-- START Exercise data --
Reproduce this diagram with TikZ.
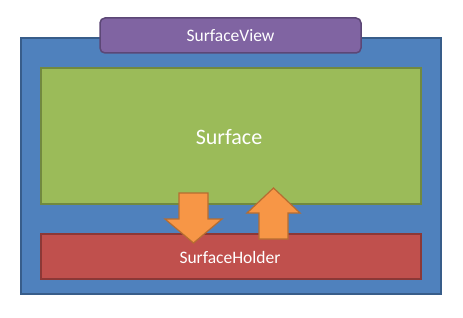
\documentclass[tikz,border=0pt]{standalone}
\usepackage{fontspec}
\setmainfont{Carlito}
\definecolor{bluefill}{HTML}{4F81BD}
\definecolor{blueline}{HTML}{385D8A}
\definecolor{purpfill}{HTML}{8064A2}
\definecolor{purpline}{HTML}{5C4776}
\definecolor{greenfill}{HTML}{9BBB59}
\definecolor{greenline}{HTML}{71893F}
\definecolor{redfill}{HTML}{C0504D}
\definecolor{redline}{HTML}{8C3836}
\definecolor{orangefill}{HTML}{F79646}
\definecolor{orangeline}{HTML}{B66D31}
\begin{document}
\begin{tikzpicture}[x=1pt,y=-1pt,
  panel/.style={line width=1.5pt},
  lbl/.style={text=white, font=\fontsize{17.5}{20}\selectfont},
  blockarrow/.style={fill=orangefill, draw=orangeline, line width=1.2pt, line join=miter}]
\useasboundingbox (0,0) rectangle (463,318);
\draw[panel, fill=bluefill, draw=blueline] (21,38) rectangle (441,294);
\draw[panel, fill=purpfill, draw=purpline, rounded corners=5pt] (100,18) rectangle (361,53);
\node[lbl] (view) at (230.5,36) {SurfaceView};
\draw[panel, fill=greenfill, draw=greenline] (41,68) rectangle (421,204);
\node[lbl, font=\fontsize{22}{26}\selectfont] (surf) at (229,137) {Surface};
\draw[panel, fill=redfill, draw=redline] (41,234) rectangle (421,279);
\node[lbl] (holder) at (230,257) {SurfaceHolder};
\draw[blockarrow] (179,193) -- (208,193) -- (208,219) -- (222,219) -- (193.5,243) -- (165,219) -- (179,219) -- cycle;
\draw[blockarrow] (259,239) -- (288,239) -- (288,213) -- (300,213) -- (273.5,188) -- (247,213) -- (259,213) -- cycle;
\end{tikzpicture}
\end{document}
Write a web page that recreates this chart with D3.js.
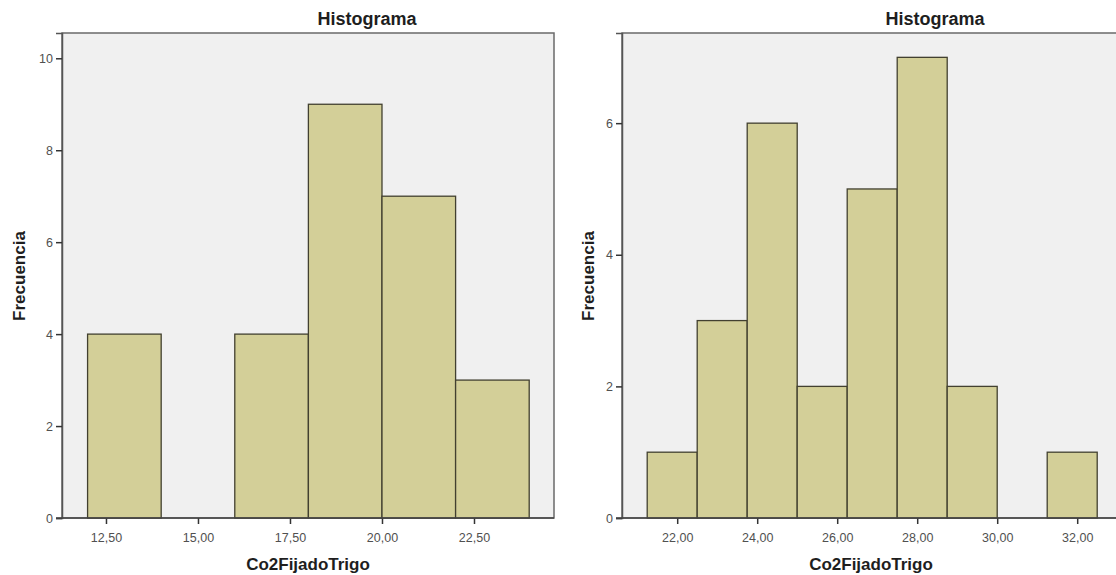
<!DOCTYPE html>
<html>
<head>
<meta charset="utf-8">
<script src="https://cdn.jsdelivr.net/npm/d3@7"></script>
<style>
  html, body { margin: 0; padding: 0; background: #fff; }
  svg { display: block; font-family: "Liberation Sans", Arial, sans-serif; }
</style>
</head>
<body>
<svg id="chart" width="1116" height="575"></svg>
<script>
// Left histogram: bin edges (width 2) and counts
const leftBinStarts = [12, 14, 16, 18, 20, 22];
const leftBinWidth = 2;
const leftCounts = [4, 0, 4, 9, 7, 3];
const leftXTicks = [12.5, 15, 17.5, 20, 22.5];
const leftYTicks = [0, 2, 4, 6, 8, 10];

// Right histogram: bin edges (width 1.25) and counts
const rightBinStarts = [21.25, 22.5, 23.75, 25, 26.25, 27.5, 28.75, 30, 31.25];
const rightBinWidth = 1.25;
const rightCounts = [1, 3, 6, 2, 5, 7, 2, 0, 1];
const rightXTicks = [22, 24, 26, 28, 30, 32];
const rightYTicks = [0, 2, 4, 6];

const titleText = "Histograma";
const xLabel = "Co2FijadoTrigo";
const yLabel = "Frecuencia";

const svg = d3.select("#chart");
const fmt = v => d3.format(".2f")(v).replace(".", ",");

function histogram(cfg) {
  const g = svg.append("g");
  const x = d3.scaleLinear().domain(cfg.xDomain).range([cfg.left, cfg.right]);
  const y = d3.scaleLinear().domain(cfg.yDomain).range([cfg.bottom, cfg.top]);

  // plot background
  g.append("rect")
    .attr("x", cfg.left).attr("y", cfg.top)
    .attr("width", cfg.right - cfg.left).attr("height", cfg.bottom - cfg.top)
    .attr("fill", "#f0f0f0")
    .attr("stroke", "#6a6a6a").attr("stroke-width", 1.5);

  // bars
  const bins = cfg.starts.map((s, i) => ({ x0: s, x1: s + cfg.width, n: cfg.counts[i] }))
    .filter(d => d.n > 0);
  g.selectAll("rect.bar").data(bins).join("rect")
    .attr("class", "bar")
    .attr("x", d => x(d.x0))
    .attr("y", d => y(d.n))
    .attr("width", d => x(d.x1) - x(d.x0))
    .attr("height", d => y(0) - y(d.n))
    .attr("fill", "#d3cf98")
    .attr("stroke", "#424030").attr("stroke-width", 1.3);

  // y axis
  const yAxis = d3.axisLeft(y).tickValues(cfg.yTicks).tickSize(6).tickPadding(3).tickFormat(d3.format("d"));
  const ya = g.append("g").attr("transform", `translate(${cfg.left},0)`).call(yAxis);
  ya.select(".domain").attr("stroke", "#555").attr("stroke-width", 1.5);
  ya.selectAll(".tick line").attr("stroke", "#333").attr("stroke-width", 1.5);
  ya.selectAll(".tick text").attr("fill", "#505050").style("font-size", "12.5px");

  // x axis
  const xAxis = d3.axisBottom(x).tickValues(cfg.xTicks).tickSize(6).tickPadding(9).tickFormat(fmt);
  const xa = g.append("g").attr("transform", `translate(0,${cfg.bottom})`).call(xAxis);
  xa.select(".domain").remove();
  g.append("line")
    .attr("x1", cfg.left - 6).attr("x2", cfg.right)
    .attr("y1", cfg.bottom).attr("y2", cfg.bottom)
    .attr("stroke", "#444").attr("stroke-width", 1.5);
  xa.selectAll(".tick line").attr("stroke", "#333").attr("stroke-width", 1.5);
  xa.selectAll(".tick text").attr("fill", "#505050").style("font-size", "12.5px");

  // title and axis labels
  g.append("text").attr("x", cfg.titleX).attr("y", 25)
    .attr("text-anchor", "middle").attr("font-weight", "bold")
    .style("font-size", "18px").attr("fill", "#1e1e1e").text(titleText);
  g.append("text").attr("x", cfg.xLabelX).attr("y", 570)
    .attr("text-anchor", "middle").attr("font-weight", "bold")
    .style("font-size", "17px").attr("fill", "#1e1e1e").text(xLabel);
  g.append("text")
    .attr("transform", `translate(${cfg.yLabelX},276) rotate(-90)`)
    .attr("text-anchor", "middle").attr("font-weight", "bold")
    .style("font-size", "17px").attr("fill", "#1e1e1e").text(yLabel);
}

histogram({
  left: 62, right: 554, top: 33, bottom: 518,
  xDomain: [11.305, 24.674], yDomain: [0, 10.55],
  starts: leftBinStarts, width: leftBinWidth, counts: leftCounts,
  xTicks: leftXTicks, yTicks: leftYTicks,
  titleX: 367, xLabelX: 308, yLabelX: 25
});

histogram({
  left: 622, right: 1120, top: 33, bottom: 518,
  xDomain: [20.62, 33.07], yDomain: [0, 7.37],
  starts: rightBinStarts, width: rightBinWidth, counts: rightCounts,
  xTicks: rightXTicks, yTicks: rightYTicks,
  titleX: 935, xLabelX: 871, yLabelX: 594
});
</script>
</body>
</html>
-- END Exercise data --
> _Task instructions_: Exclude every picture and copy the remaining data exactly.

> _Answer to the problem_:
Reproduce this diagram with TikZ.
\documentclass[tikz,border=0pt]{standalone}
\usepackage{fontspec}
\setmainfont{Carlito}
\definecolor{bluefill}{HTML}{4F81BD}
\definecolor{blueline}{HTML}{385D8A}
\definecolor{purpfill}{HTML}{8064A2}
\definecolor{purpline}{HTML}{5C4776}
\definecolor{greenfill}{HTML}{9BBB59}
\definecolor{greenline}{HTML}{71893F}
\definecolor{redfill}{HTML}{C0504D}
\definecolor{redline}{HTML}{8C3836}
\definecolor{orangefill}{HTML}{F79646}
\definecolor{orangeline}{HTML}{B66D31}
\begin{document}
\begin{tikzpicture}[x=1pt,y=-1pt,
  panel/.style={line width=1.5pt},
  lbl/.style={text=white, font=\fontsize{17.5}{20}\selectfont},
  blockarrow/.style={fill=orangefill, draw=orangeline, line width=1.2pt, line join=miter}]
\useasboundingbox (0,0) rectangle (463,318);
\draw[panel, fill=bluefill, draw=blueline] (21,38) rectangle (441,294);
\draw[panel, fill=purpfill, draw=purpline, rounded corners=5pt] (100,18) rectangle (361,53);
\node[lbl] (view) at (230.5,36) {SurfaceView};
\draw[panel, fill=greenfill, draw=greenline] (41,68) rectangle (421,204);
\node[lbl, font=\fontsize{22}{26}\selectfont] (surf) at (229,137) {Surface};
\draw[panel, fill=redfill, draw=redline] (41,234) rectangle (421,279);
\node[lbl] (holder) at (230,257) {SurfaceHolder};
\draw[blockarrow] (179,193) -- (208,193) -- (208,219) -- (222,219) -- (193.5,243) -- (165,219) -- (179,219) -- cycle;
\draw[blockarrow] (259,239) -- (288,239) -- (288,213) -- (300,213) -- (273.5,188) -- (247,213) -- (259,213) -- cycle;
\end{tikzpicture}
\end{document}
Write a web page that recreates this chart with D3.js.
<!DOCTYPE html>
<html>
<head>
<meta charset="utf-8">
<script src="https://cdn.jsdelivr.net/npm/d3@7"></script>
<style>
  html, body { margin: 0; padding: 0; background: #fff; }
  svg { display: block; font-family: "Liberation Sans", Arial, sans-serif; }
</style>
</head>
<body>
<svg id="chart" width="1116" height="575"></svg>
<script>
// Left histogram: bin edges (width 2) and counts
const leftBinStarts = [12, 14, 16, 18, 20, 22];
const leftBinWidth = 2;
const leftCounts = [4, 0, 4, 9, 7, 3];
const leftXTicks = [12.5, 15, 17.5, 20, 22.5];
const leftYTicks = [0, 2, 4, 6, 8, 10];

// Right histogram: bin edges (width 1.25) and counts
const rightBinStarts = [21.25, 22.5, 23.75, 25, 26.25, 27.5, 28.75, 30, 31.25];
const rightBinWidth = 1.25;
const rightCounts = [1, 3, 6, 2, 5, 7, 2, 0, 1];
const rightXTicks = [22, 24, 26, 28, 30, 32];
const rightYTicks = [0, 2, 4, 6];

const titleText = "Histograma";
const xLabel = "Co2FijadoTrigo";
const yLabel = "Frecuencia";

const svg = d3.select("#chart");
const fmt = v => d3.format(".2f")(v).replace(".", ",");

function histogram(cfg) {
  const g = svg.append("g");
  const x = d3.scaleLinear().domain(cfg.xDomain).range([cfg.left, cfg.right]);
  const y = d3.scaleLinear().domain(cfg.yDomain).range([cfg.bottom, cfg.top]);

  // plot background
  g.append("rect")
    .attr("x", cfg.left).attr("y", cfg.top)
    .attr("width", cfg.right - cfg.left).attr("height", cfg.bottom - cfg.top)
    .attr("fill", "#f0f0f0")
    .attr("stroke", "#6a6a6a").attr("stroke-width", 1.5);

  // bars
  const bins = cfg.starts.map((s, i) => ({ x0: s, x1: s + cfg.width, n: cfg.counts[i] }))
    .filter(d => d.n > 0);
  g.selectAll("rect.bar").data(bins).join("rect")
    .attr("class", "bar")
    .attr("x", d => x(d.x0))
    .attr("y", d => y(d.n))
    .attr("width", d => x(d.x1) - x(d.x0))
    .attr("height", d => y(0) - y(d.n))
    .attr("fill", "#d3cf98")
    .attr("stroke", "#424030").attr("stroke-width", 1.3);

  // y axis
  const yAxis = d3.axisLeft(y).tickValues(cfg.yTicks).tickSize(6).tickPadding(3).tickFormat(d3.format("d"));
  const ya = g.append("g").attr("transform", `translate(${cfg.left},0)`).call(yAxis);
  ya.select(".domain").attr("stroke", "#555").attr("stroke-width", 1.5);
  ya.selectAll(".tick line").attr("stroke", "#333").attr("stroke-width", 1.5);
  ya.selectAll(".tick text").attr("fill", "#505050").style("font-size", "12.5px");

  // x axis
  const xAxis = d3.axisBottom(x).tickValues(cfg.xTicks).tickSize(6).tickPadding(9).tickFormat(fmt);
  const xa = g.append("g").attr("transform", `translate(0,${cfg.bottom})`).call(xAxis);
  xa.select(".domain").remove();
  g.append("line")
    .attr("x1", cfg.left - 6).attr("x2", cfg.right)
    .attr("y1", cfg.bottom).attr("y2", cfg.bottom)
    .attr("stroke", "#444").attr("stroke-width", 1.5);
  xa.selectAll(".tick line").attr("stroke", "#333").attr("stroke-width", 1.5);
  xa.selectAll(".tick text").attr("fill", "#505050").style("font-size", "12.5px");

  // title and axis labels
  g.append("text").attr("x", cfg.titleX).attr("y", 25)
    .attr("text-anchor", "middle").attr("font-weight", "bold")
    .style("font-size", "18px").attr("fill", "#1e1e1e").text(titleText);
  g.append("text").attr("x", cfg.xLabelX).attr("y", 570)
    .attr("text-anchor", "middle").attr("font-weight", "bold")
    .style("font-size", "17px").attr("fill", "#1e1e1e").text(xLabel);
  g.append("text")
    .attr("transform", `translate(${cfg.yLabelX},276) rotate(-90)`)
    .attr("text-anchor", "middle").attr("font-weight", "bold")
    .style("font-size", "17px").attr("fill", "#1e1e1e").text(yLabel);
}

histogram({
  left: 62, right: 554, top: 33, bottom: 518,
  xDomain: [11.305, 24.674], yDomain: [0, 10.55],
  starts: leftBinStarts, width: leftBinWidth, counts: leftCounts,
  xTicks: leftXTicks, yTicks: leftYTicks,
  titleX: 367, xLabelX: 308, yLabelX: 25
});

histogram({
  left: 622, right: 1120, top: 33, bottom: 518,
  xDomain: [20.62, 33.07], yDomain: [0, 7.37],
  starts: rightBinStarts, width: rightBinWidth, counts: rightCounts,
  xTicks: rightXTicks, yTicks: rightYTicks,
  titleX: 935, xLabelX: 871, yLabelX: 594
});
</script>
</body>
</html>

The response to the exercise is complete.